What are you running on?

CrazyIvan359 · September 7, 2017, 3:16am

As usual, an excessively clear and elaborate answer!

While this example is great, it’s a bit of overkill for my use case. At present my application of it is not so mission critical as yours seems. I have, however, improved my implementation after studying yours.

Previously my startup rule manually published messages to each device to get its status. Now that I have implemented this LWT catching method from above, reading your implementation gave me the idea to just use a lambda to loop through all my devices and use the online item to query them.

So I changed all of the items to look like this. Switched to manual updates and added a second inbound MQTT catch to update the state so that only the device LWT message can change the state. It also brings in messages as commands, and sends out the online command to get device status.

String mqtt_dev_bedroom_overhead "Bedroom Overhead Lamp [%s]" (mqtt_group) {autoupdate="false", mqtt=">[alfred-mqtt:command/bedroom/ceilinglight/POWER:command:ONLINE:${command}], <[alfred-mqtt:telemetry/bedroom/ceilinglight/LWT:command:default], <[alfred-mqtt:telemetry/bedroom/ceilinglight/LWT:state:default]"}

And now my startup rule is still in use because I can’t get around the issue of the messages being parsed before the broker is finished connecting. I don’t have to add each device manually anymore though

mqtt_group.members.filter[a|a.name.toString.contains("_dev_")].forEach[ device| device.sendCommand("ONLINE")]

I just use a lambda that sends an online command to each device, thus triggering the status request messages, but not affecting the state of the item.

Thanks again for your help, and for all of the tutorials and examples you have all over the forum. I have learned much from you, and continue to every day!
Mike

Max_G · September 7, 2017, 10:16am

This may not be too helpful… but for those having control over their MQTT devices… I have each MQTT node send their Ethernet status at a set interval, and use the expire binding on an item to trigger an alert when the heartbeat is absent. Works like a charm.
The nodes also report if they have rebooted; this last time stamp is captured.

rlkoshak · September 7, 2017, 2:58pm

Great minds think alike. I do the same. That is where that “Cerberos sensorReporter Uptime” comes from. My MQTT device (in this particular case a Pi running sensorReporter) reports the number of seconds it has been running periodically as a heart beat which along with Expire binding is what drives the “Cerberos sensorReporter” online status.

I just parse the number of seconds to days:hours:minutes:seconds instead of a DateTime.

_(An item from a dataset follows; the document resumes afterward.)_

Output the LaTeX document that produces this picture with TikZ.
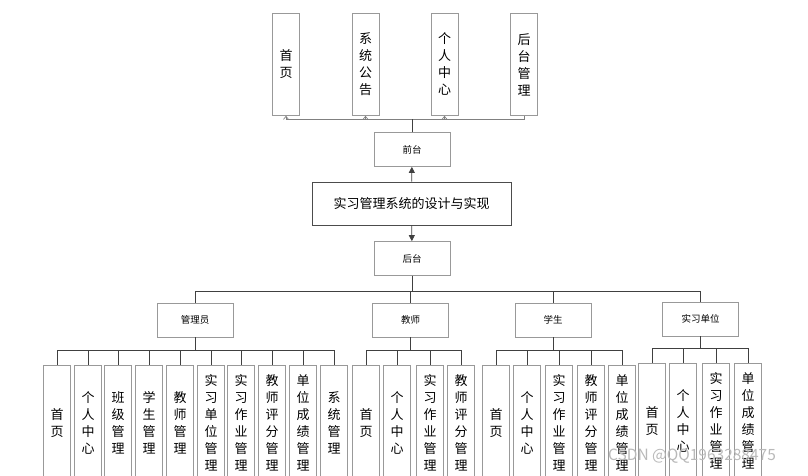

The same code I posted above and approach also works for any sort of device that reports periodically. For example, the Nest status gets updated every minute or so. My zwave smoke alarms have a heartbeat channel. These are convenient. However, if you have devices that are not as easy to split out into a separate Online Switch a slightly more complicated approach which I wrote up in the design pattern I linked above can be used.

The thing I like about this approach thus far is that to add something new to be monitored all I need to do is create the Items (an Online and Alerted) for each one, link them to how ever they get updated with Expire binding, and add them to the right Groups. The Rules remain unchanged.

In fact, as an anecdote, I added some Network binding Things to monitor some of my other services. When I created the Items and added them to the gSensorStatus Group I got a couple of alerts. I thought I had a bug in my code. It turned out I had two services that I rarely use that failed to come back up the last time I had a power outage.

CrazyIvan359 · September 7, 2017, 7:22pm

Well this gave me a few ideas. I’ve added some more device statistics to my setup, mostly just for my curiosity at this point.

Good idea, I have update my devices’ configuration so that they report a status message every 5 minutes (previously they were only sending keep-alive packets to the MQTT server). From those messages I am now capturing the message time, RSSI, and Uptime as well.

I am still only using the LWT message for the online status, I will always get an offline message this way. Even if a device disconnects ungracefully, the server will post the offline message after a specified delay (I believe they are set to 5 or 15min).

I will be coming back to this thread for reference when I start incorporating push notifications and alerts into my installation. That code of yours @rlkoshak is very portable, and will make it easy to move to having online/offline alerts for any type of device.